Starting next week on February 16 and lasting for two weeks, the Lunar New Year period will see an especially large influx of Asian travellers to Dubai and Abu Dhabi, now hot destinations for this lucrative market
120,000 Chinese tourists to visit UAE in next two weeks
Almost 120,000 Chinese tourists will visit the UAE over the upcoming Lunar New Year period, according to Colliers, an international consultancy with offices in Dubai.
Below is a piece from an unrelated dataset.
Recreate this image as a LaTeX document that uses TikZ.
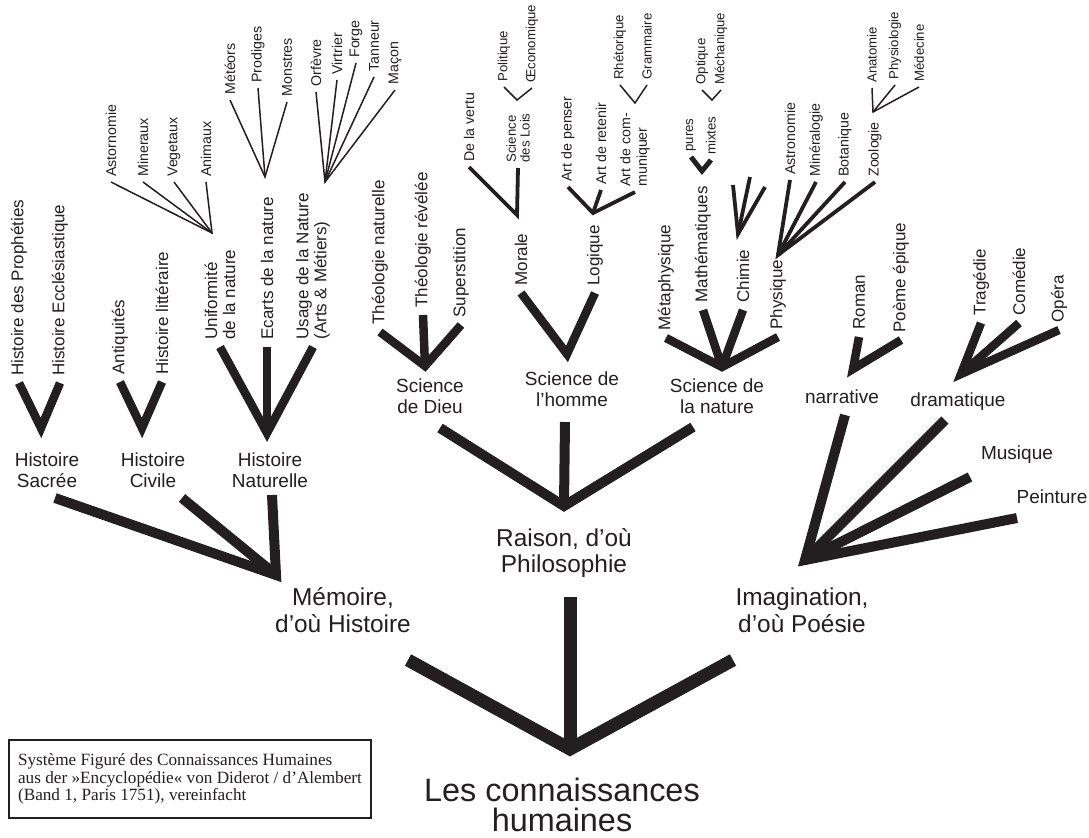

To put this into perspective, this many people would fill 240 large 500-room hotels - so expect Dubai's tourist attractions to be busy.
Ctrip, a major Chinese travel agency based in Shanghai, said the UAE was one of the top 20 most popular Chinese New Year destinations and that its holidays to Abu Dhabi and Dubai sold out a month ago.
Why the UAE?
Chinese New Year, which takes place this year from February 16, marks the start of a two week holiday period during which millions of mainland Chinese take trips, both at home and abroad. In the UAE, safety and a respect for cultural traditions, a reasonable 7-10 hour flight time, the recent introduction of visas on arrival for Chinese guests, combined with a plentiful supply of high-quality hotels and shopping malls with specially-trained staff and a range of sufficiently exotic cultural attractions, as well as local efforts to mark the Chinese New Year, are helping to boost the country's attractiveness as a destination.
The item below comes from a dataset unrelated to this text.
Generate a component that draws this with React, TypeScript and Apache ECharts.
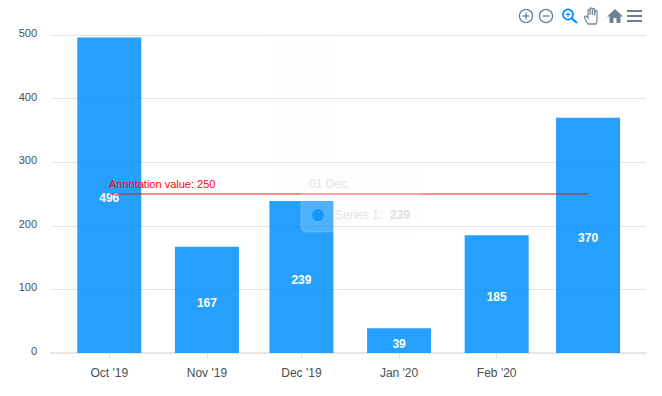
import React, { useEffect, useRef } from "react";
import * as echarts from "echarts";

const dates = ["2019-10-01", "2019-11-01", "2019-12-01", "2020-01-01", "2020-02-01", "2020-03-01"];
const values = [496, 167, 239, 39, 185, 370];
const tickDates = dates.slice(0, 5);
const annotationValue = 250;
const annotationLabel = "Annotation value: 250";
const tooltipTitle = "01 Dec";
const tooltipSeries = "Series 1:";
const tooltipValue = "239";

const DAY = 86400000;
const FONT = "Liberation Sans, Arial, sans-serif";

echarts.graphic.registerShape("hand", echarts.graphic.extendPath("M5 17 C3 14 1 11 1.5 9.5 C2.5 8.5 4 9.5 5 11 L5 3.5 C5 2 7 2 7 3.5 L7 8 L7 2 C7 .5 9.3 .5 9.3 2 L9.3 8 L9.5 2.5 C9.5 1 11.6 1 11.6 2.5 L11.6 8.5 L12 4.5 C12 3 14 3 14 4.5 L14 13 C14 15 13.5 16 13 17 Z", {}));
echarts.graphic.registerShape("home", echarts.graphic.extendPath("M6.5 15 L6.5 10 L9.5 10 L9.5 15 L13.5 15 L13.5 8.5 L16 8.5 L8 1 L0 8.5 L2.5 8.5 L2.5 15 Z", {}));

const toolColor = "#6E8192";

function icon(cx: number) {
  return [
    { type: "circle", shape: { cx, cy: 16, r: 6.5 }, style: { fill: "none", stroke: toolColor, lineWidth: 1.3 } },
    { type: "line", shape: { x1: cx - 3.5, y1: 16, x2: cx + 3.5, y2: 16 }, style: { stroke: toolColor, lineWidth: 1.3 } },
  ];
}

export default function App() {
  const ref = useRef<HTMLDivElement>(null);
  useEffect(() => {
    const chart = echarts.init(ref.current!, undefined, { renderer: "svg" });
    const t0 = Date.parse(dates[0]);
    const tN = Date.parse(dates[dates.length - 1]);
    const ticks = tickDates.map((d) => Date.parse(d));
    chart.setOption({
      animation: false,
      textStyle: { fontFamily: FONT },
      grid: { left: 51, right: 16, top: 35, bottom: 43 },
      xAxis: {
        type: "value",
        min: t0 - 18.5 * DAY,
        max: tN + 18.4 * DAY,
        axisLine: { lineStyle: { color: "#e6e6e6", width: 2 } },
        axisTick: { show: true, length: 6, customValues: ticks, lineStyle: { color: "#e0e0e0" } },
        axisLabel: {
          customValues: ticks,
          color: "#4a4f52",
          fontSize: 12,
          margin: 14,
          formatter: (v: number) => {
            const d = new Date(v);
            const m = ["Jan", "Feb", "Mar", "Apr", "May", "Jun", "Jul", "Aug", "Sep", "Oct", "Nov", "Dec"][d.getUTCMonth()];
            return `${m} '${String(d.getUTCFullYear()).slice(2)}`;
          },
        },
        splitLine: { show: false },
      },
      yAxis: {
        type: "value",
        min: 0,
        max: 500,
        interval: 100,
        axisLine: { show: false },
        axisTick: { show: false },
        axisLabel: { color: "#4a4f52", fontSize: 11, margin: 14, verticalAlign: "bottom", lineHeight: 4 },
        splitLine: { lineStyle: { color: "#e4e4e4" } },
      },
      series: [
        {
          type: "bar",
          barWidth: 64,
          data: dates.map((d, i) => [Date.parse(d), values[i]]),
          itemStyle: { color: "rgba(0,143,251,0.85)" },
          label: {
            show: true,
            position: "inside",
            offset: [0, 3],
            color: "#fff",
            fontSize: 12,
            fontWeight: "bold",
            fontFamily: FONT,
            formatter: (p: any) => String(p.value[1]),
          },
          markLine: {
            silent: true,
            symbol: "none",
            data: [
              [
                { coord: [t0, annotationValue], name: annotationLabel },
                { coord: [tN, annotationValue] },
              ],
            ],
            lineStyle: { color: "#ff0000", width: 1.5, type: "solid", opacity: 0.6 },
            label: { show: false },
          },
        },
      ],
      graphic: [
        { type: "text", z: 50, x: 109, y: 178, style: { text: annotationLabel, fill: "#ff0000", fontSize: 11, fontFamily: FONT } },
        // faded crosshair band and tooltip
        { type: "rect", z: 39, shape: { x: 271, y: 36, width: 62, height: 165 }, style: { fill: "rgba(0,0,0,0.004)" } },
        { type: "rect", z: 40, shape: { x: 301, y: 170, width: 120, height: 62, r: 5 }, style: { fill: "rgba(245,248,248,0.2)", stroke: "rgba(230,230,230,0.2)" } },
        { type: "text", z: 41, x: 309, y: 178, style: { text: tooltipTitle, fill: "#e4e4e4", fontSize: 12, fontFamily: FONT } },
        { type: "circle", z: 41, shape: { cx: 318, cy: 215, r: 6 }, style: { fill: "rgba(0,143,251,0.75)" } },
        { type: "text", z: 41, x: 335, y: 209, style: { text: tooltipSeries, fill: "#e4e4e4", fontSize: 12, fontFamily: FONT } },
        { type: "text", z: 41, x: 390, y: 209, style: { text: tooltipValue, fill: "#e0e0e0", fontSize: 12, fontWeight: "bold", fontFamily: FONT } },
        // toolbar
        ...icon(526),
        { type: "line", shape: { x1: 526, y1: 12.5, x2: 526, y2: 19.5 }, style: { stroke: toolColor, lineWidth: 1.3 } },
        ...icon(546),
        { type: "circle", shape: { cx: 568, cy: 14.5, r: 5 }, style: { fill: "none", stroke: "#008FFB", lineWidth: 1.7 } },
        { type: "line", shape: { x1: 572, y1: 18.5, x2: 577, y2: 23 }, style: { stroke: "#008FFB", lineWidth: 2.2 } },
        { type: "line", shape: { x1: 565.5, y1: 14.5, x2: 570.5, y2: 14.5 }, style: { stroke: "#008FFB", lineWidth: 1 } },
        { type: "line", shape: { x1: 568, y1: 12, x2: 568, y2: 17 }, style: { stroke: "#008FFB", lineWidth: 1 } },
        { type: "hand", x: 583, y: 7, style: { fill: "#fff", stroke: "#7f8c98", lineWidth: 1.3 } },
        { type: "home", x: 607, y: 8, style: { fill: toolColor } },
        { type: "rect", shape: { x: 627, y: 10, width: 15, height: 2 }, style: { fill: toolColor } },
        { type: "rect", shape: { x: 627, y: 15, width: 15, height: 2 }, style: { fill: toolColor } },
        { type: "rect", shape: { x: 627, y: 20, width: 15, height: 2 }, style: { fill: toolColor } },
      ],
    });
    return () => chart.dispose();
  }, []);
  return <div ref={ref} style={{ position: "absolute", left: 0, top: 0, width: 662, height: 396 }} />;
}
Annually, the UAE attracts some 15 million tourists spending almost $20bn (almost Dh75bn), according to data published by the United Nations World Tourism Organization (UNWTO). According to Colliers International, some 154 million Chinese tourists are expected to travel abroad in 2018, rising to 244 million by 2022.
GCC countries combined are currently believed to attract almost 2 per cent of China's total outbound tourism market, and are expected to host a total of 2.5 million visitors per year by 2021. As a percentage of total international visitors to the UAE, China accounted for 4 per cent in 2016, according to Colliers, but according to Dubai Tourism, the number of Chinese visitors has grown by 46 per cent in the past year, meaning it now ranks as 5th in the list of its top 10 source markets.
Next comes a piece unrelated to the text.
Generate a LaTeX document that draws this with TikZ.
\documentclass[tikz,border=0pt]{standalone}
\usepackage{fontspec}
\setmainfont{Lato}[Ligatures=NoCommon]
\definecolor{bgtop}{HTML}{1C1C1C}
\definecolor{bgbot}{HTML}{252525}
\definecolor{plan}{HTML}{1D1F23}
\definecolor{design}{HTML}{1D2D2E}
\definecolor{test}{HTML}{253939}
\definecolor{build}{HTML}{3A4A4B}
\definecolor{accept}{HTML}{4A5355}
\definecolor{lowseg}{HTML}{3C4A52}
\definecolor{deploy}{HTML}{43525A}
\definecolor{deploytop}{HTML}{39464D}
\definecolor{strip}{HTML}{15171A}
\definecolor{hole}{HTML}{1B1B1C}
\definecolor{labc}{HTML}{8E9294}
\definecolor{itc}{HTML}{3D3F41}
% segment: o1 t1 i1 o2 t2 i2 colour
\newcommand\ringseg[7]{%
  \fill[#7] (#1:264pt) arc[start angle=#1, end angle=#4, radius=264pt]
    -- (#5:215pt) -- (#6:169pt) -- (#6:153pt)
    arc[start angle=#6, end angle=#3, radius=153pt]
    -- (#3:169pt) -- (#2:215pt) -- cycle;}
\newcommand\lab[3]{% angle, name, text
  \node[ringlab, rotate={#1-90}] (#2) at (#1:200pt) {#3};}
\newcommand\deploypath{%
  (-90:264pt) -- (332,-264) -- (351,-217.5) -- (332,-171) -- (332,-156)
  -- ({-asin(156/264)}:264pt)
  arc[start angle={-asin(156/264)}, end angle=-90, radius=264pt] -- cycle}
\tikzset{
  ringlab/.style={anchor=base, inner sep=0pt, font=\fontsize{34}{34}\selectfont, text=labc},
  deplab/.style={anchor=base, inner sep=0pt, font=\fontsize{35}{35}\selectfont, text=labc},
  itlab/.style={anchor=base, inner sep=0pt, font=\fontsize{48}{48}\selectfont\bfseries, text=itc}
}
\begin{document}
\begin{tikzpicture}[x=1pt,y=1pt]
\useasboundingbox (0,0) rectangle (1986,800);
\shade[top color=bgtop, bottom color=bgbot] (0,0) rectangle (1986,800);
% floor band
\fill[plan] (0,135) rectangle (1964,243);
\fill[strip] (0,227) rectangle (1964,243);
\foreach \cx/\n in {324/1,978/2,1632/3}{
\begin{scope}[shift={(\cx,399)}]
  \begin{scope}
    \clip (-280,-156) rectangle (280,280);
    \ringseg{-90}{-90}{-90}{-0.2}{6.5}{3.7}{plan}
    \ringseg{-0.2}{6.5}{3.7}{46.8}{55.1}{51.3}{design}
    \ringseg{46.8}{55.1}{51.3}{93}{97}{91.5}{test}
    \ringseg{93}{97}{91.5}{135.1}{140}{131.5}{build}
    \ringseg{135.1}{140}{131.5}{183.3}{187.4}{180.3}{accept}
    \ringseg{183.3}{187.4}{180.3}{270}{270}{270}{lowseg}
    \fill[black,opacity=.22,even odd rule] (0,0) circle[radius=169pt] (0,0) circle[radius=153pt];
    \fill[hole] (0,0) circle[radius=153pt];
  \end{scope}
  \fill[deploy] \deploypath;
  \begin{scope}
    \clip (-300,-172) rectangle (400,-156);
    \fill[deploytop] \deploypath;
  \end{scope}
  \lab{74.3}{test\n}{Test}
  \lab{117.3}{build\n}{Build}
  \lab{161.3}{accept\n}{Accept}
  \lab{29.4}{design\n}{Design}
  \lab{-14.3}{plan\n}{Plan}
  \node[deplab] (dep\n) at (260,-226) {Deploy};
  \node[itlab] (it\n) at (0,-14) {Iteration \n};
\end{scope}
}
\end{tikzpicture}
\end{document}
"Based on our calculation, we estimate that nearly 119,000 Chinese travellers are likely to visit the UAE this year in conjunction with the Chinese New Year Holiday," said a spokesperson for Colliers International. Ctrip, a major Chinese provider of travel services including flights, accommodation, package tours and corporate travel management, said its UAE trips for this year's Chinese New Year sold out a month ago and that it had taken over 1,000 group and individual bookings. "Our hot sale items are five or six-day package tours to Dubai and Abu Dhabi," said a spokesperson for the company, which was founded in 1999, is listed on the Nasdaq stock exchange, employs over 16,000 people and has over 90 million registered members.
While Chinese travellers are still attracted by safe destinations offering visas on arrival and high-quality hotels and shopping, "Chinese tourists are slowly transforming and rebranding themselves and 'experience-seeking tourists' and moving away from the habit of lavish shopping sprees abroad," says Colliers International's report on GCC source markets.
According to data published last month by the Madrid-based World Tourism Organization (UNWTO), China is still the world's top source market in terms of expenditure, with a 7 per cent growth in tourism spending recorded in the first nine months of 2017.